Voluntarily dissolving your LLC is preferable since it keeps you compliant with the state. To do so, check your operating agreement or articles of organization. One of these documents may have the procedures to be followed for dissolution, such as asset distribution, notifying creditors, etc. If not, follow the below procedures:
- Take consent of all LLC members – Hold a voting process and record the number of votes to approve the resolution in the LLC’s official meeting minutes.
- Winding Up
- Close your business tax accounts and cancel licenses – Your LLC has many tax accounts and permits associated with it under the Oregon State government. Pay off all the debts and taxes. Cancel every license.
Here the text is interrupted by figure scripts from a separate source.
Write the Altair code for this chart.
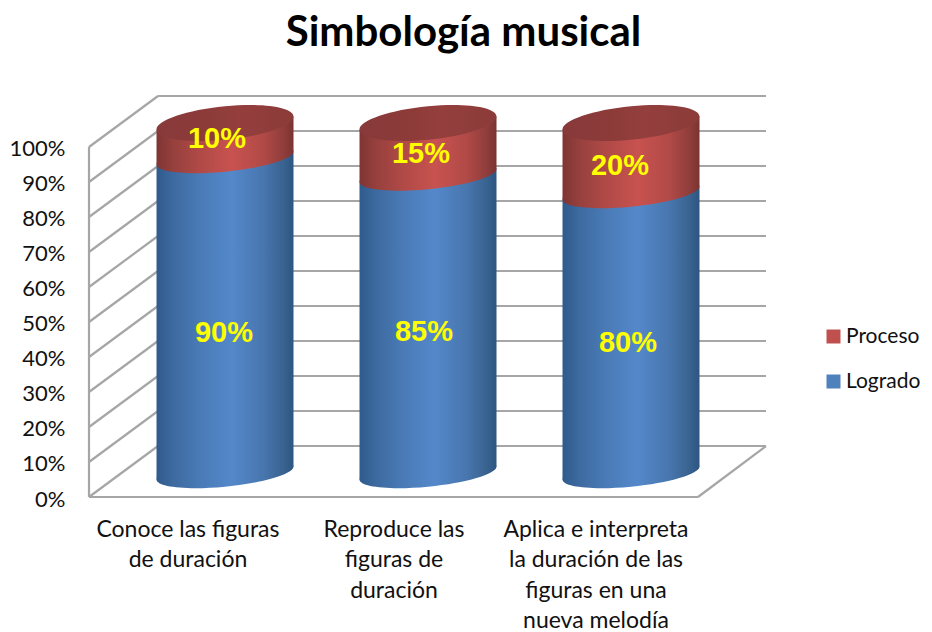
import json
import altair as alt
import pandas as pd

title_text = "Simbología musical"
categories = [
    ["Conoce las figuras", "de duración"],
    ["Reproduce las", "figuras de", "duración"],
    ["Aplica e interpreta", "la duración de las", "figuras en una", "nueva melodía"],
]
logrado = [90, 85, 80]
proceso = [10, 15, 20]
y_ticks = [0, 10, 20, 30, 40, 50, 60, 70, 80, 90, 100]
series_names = ["Proceso", "Logrado"]
series_colors = ["#C0504D", "#4F81BD"]

LABEL_FONT = "Lato"
GRID = "#A6A6A6"
DEPTH_X = 0.34        # wall depth in category units
DEPTH_Y = 14.57       # wall depth in percent units
BASE = 6.86           # cylinder floor position inside the depth
CENTER = 0.67         # cylinder centre inside a category
HALF = 0.3374         # cylinder half width in category units
TILT = 1.86           # tilt of the ellipses in percent units
SIZE = 137 ** 2

xs = alt.Scale(domain=[0, 677 / 203], nice=False, zero=False)
ys = alt.Scale(domain=[0, 114.57], nice=False, zero=False)


def sheared_ellipse(shear=0.095, minor=0.245):
    k = 0.5523
    def p(u, v):
        return f"{u:.4f},{-shear * u + minor * v:.4f}"
    return (
        f"M{p(-1, 0)}C{p(-1, -k)} {p(-k, -1)} {p(0, -1)}"
        f"C{p(k, -1)} {p(1, -k)} {p(1, 0)}"
        f"C{p(1, k)} {p(k, 1)} {p(0, 1)}"
        f"C{p(-k, 1)} {p(-1, k)} {p(-1, 0)}Z"
    )


def grad(stops):
    return alt.Gradient(
        gradient="linear", x1=0, x2=1, y1=0, y2=0,
        stops=[alt.GradientStop(offset=o, color=c) for o, c in stops],
    )


BLUE = grad([(0, "#2F5A8C"), (0.12, "#3D6A9F"), (0.32, "#4A7BB7"), (0.55, "#5488CA"),
             (0.78, "#4876AE"), (0.93, "#38628F"), (1, "#2D5682")])
RED = grad([(0, "#7E3533"), (0.12, "#96403D"), (0.32, "#B04A47"), (0.55, "#C8524F"),
            (0.78, "#B14A47"), (0.93, "#8F3D3B"), (1, "#7A3331")])
CAP = grad([(0, "#88393A"), (0.35, "#8C3B39"), (0.6, "#943F3D"), (1, "#8B3B39")])

label_lookup = json.dumps(categories, ensure_ascii=False)
y_axis = alt.Axis(
    values=y_ticks, labelExpr="datum.value + '%'", domain=False, ticks=False, grid=False,
    labelFont=LABEL_FONT, labelFontSize=22, labelColor="#111111", labelPadding=24, title=None,
    labelOffset=2,
)
x_axis = alt.Axis(
    values=[0.485, 1.5, 2.495], labelExpr=f"{label_lookup}[floor(datum.value)]",
    domain=False, ticks=False, grid=False, labelFont=LABEL_FONT, labelFontSize=23,
    labelColor="#111111", labelPadding=21, labelLineHeight=30.5, labelAngle=0,
    labelOverlap=False, labelLimit=400, labelFlush=False, labelBound=False, title=None,
)

X = lambda f="x": alt.X(f"{f}:Q", scale=xs, axis=x_axis, title=None)
Y = lambda f="y": alt.Y(f"{f}:Q", scale=ys, axis=y_axis, title=None, stack=None)

# walls and floor
back = pd.DataFrame({"x": DEPTH_X, "x2": 677 / 203, "y": [t + DEPTH_Y for t in y_ticks]})
side = pd.DataFrame({"x": 0.0, "x2": DEPTH_X, "y": y_ticks, "y2": [t + DEPTH_Y for t in y_ticks]})
floor_right = pd.DataFrame({"x": [3.0], "x2": [677 / 203], "y": [0.0], "y2": [DEPTH_Y]})
floor_front = pd.DataFrame({"x": [0.0], "x2": [3.0], "y": [0.0]})

rule = dict(color=GRID, strokeWidth=2.2)
left_axis = alt.Chart(pd.DataFrame({"x": [0.0], "y": [0.0], "y2": [100.0]})).mark_rule(**rule).encode(
    x=X(), y=Y(), y2="y2:Q",
)
back_lines = alt.Chart(back).mark_rule(**rule).encode(x=X(), x2="x2:Q", y=Y())
side_lines = alt.Chart(side).mark_rule(**rule).encode(x=X(), x2="x2:Q", y=Y(), y2="y2:Q")
right_line = alt.Chart(floor_right).mark_rule(**rule).encode(x=X(), x2="x2:Q", y=Y(), y2="y2:Q")
front_line = alt.Chart(floor_front).mark_rule(**rule).encode(x=X(), x2="x2:Q", y=Y())

# stacked values, in a narrow core that carries the legend
rows = []
for i, (a, b) in enumerate(zip(logrado, proceso)):
    c = i + CENTER
    rows.append({"serie": "Logrado", "i": i, "c": c, "lo": BASE, "hi": BASE + a})
    rows.append({"serie": "Proceso", "i": i, "c": c, "lo": BASE + a, "hi": BASE + a + b})
seg = pd.DataFrame(rows)
seg["x"] = seg["c"] - 0.08
seg["x2"] = seg["c"] + 0.08

core = alt.Chart(seg).mark_bar().encode(
    x=X(), x2="x2:Q", y=Y("lo"), y2="hi:Q",
    color=alt.Color(
        "serie:N",
        scale=alt.Scale(domain=series_names, range=series_colors),
        legend=alt.Legend(
            title=None, orient="none", legendX=734, legendY=230, symbolType="square",
            symbolSize=196, symbolStrokeWidth=0, labelFont=LABEL_FONT, labelFontSize=21,
            labelColor="#111111", rowPadding=23, labelOffset=2, padding=0,
        ),
    ),
)

# tilted cylinder bodies
body_rows = []
for r in rows:
    body_rows.append({**r, "x": r["c"] - HALF, "y": r["lo"] - TILT, "y2": r["hi"] - TILT})
    body_rows.append({**r, "x": r["c"] + HALF, "y": r["lo"] + TILT, "y2": r["hi"] + TILT})
body = pd.DataFrame(body_rows)


def area(name, fill):
    return alt.Chart(body[body["serie"] == name]).mark_area(fill=fill, opacity=1, strokeWidth=0).encode(
        x=X(), y=Y(), y2="y2:Q", detail="i:N"
    )


def ellipse(df, field, fill, minor):
    return alt.Chart(df).mark_point(
        shape=sheared_ellipse(minor=minor), filled=True, fill=fill, opacity=1, strokeWidth=0, size=SIZE
    ).encode(x=X("c"), y=Y(field))


blue_rows = seg[seg["serie"] == "Logrado"]
red_rows = seg[seg["serie"] == "Proceso"]

# data labels
label_dx = {"Logrado": [-1, -4, -3], "Proceso": [-8, -7, -11]}
label_dy = {"Logrado": [18, 8, 10], "Proceso": [-1, 5, 8]}
labels = []
for _, r in seg.iterrows():
    val = (r["hi"] - r["lo"])
    t = alt.Chart(pd.DataFrame({"c": [r["c"]], "m": [(r["lo"] + r["hi"]) / 2], "t": [f"{val:.0f}%"]})).mark_text(
        font="Liberation Sans", fontWeight="bold", fontSize=29, color="#FFFF00",
        baseline="middle", align="center",
        dx=label_dx[r["serie"]][r["i"]], dy=label_dy[r["serie"]][r["i"]],
    ).encode(x=X("c"), y=Y("m"), text="t:N")
    labels.append(t)

chart = alt.layer(
    left_axis, back_lines, side_lines, right_line, front_line, core,
    ellipse(blue_rows, "lo", BLUE, 0.2), area("Logrado", BLUE),
    ellipse(red_rows, "lo", RED, 0.2), area("Proceso", RED),
    ellipse(red_rows, "hi", CAP, 0.245),
    *labels,
).properties(
    width=677, height=401,
    padding={"left": 81, "top": 88, "right": 158, "bottom": 135},
    autosize=alt.AutoSizeParams(type="none"),
    title=alt.TitleParams(
        title_text, font=LABEL_FONT, fontSize=42, fontWeight="bold", color="#000000",
        anchor="middle", dx=36, offset=40, limit=800,
    ),
).configure_view(stroke=None)

chart.save("out.html", embed_options={"renderer": "svg", "actions": False})
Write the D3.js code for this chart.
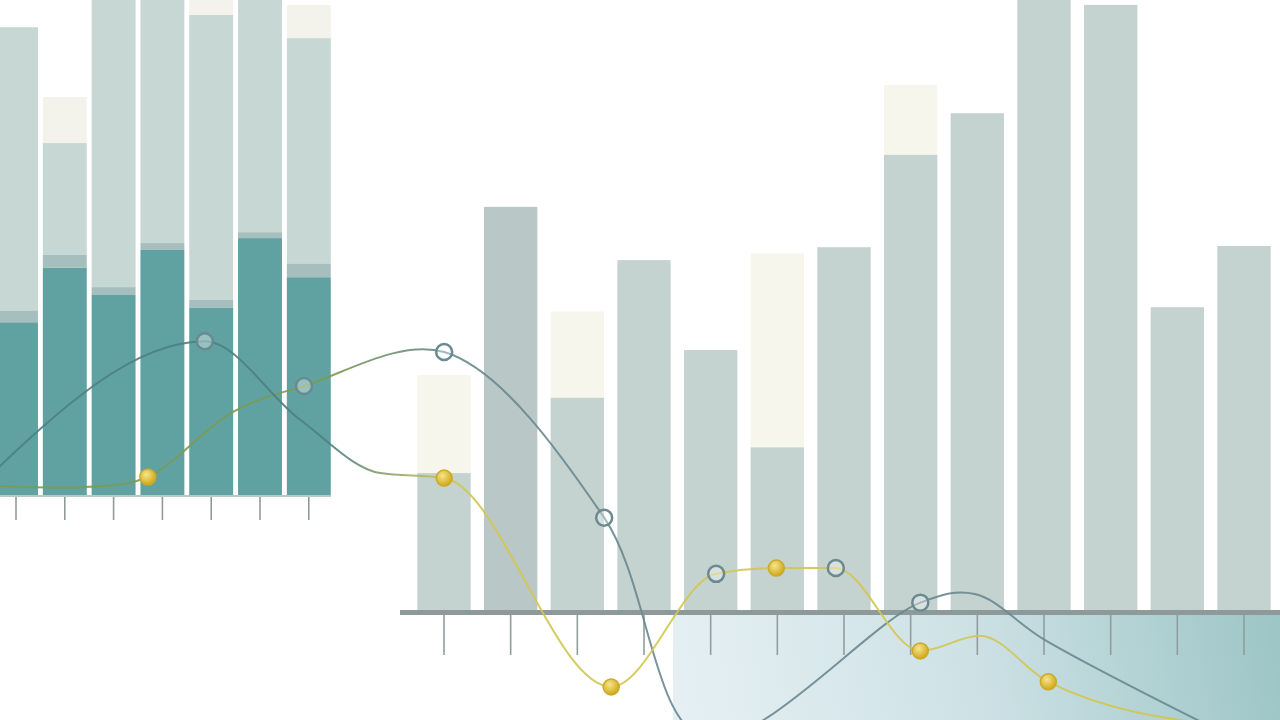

- Distribution of assets – After paying the creditors, liquidate and distribute the profits and assets among the members of your LLC based on the agreement.
- File Articles of dissolution – File the articles of dissolution with the Oregon Secretary of State to voluntarily dissolve your LLC. This document asks for the following details:
- Name of the LLC
- Date of dissolution
- Authorized signature(s)
File the Oregon LLC articles of dissolution: Download form
The filing fee is $100, payable to the Oregon Secretary of State Corporation Division. The processing time takes a week.
Mail to: Secretary of State
Corporation Division
255 Capitol St. NE,
Suite 151 Salem
OR 97310
Note: You will have to file a dissolution form in every state where your business operates. You will be entitled to pay business taxes and file annual reports if you do not file for articles of dissolution in that state.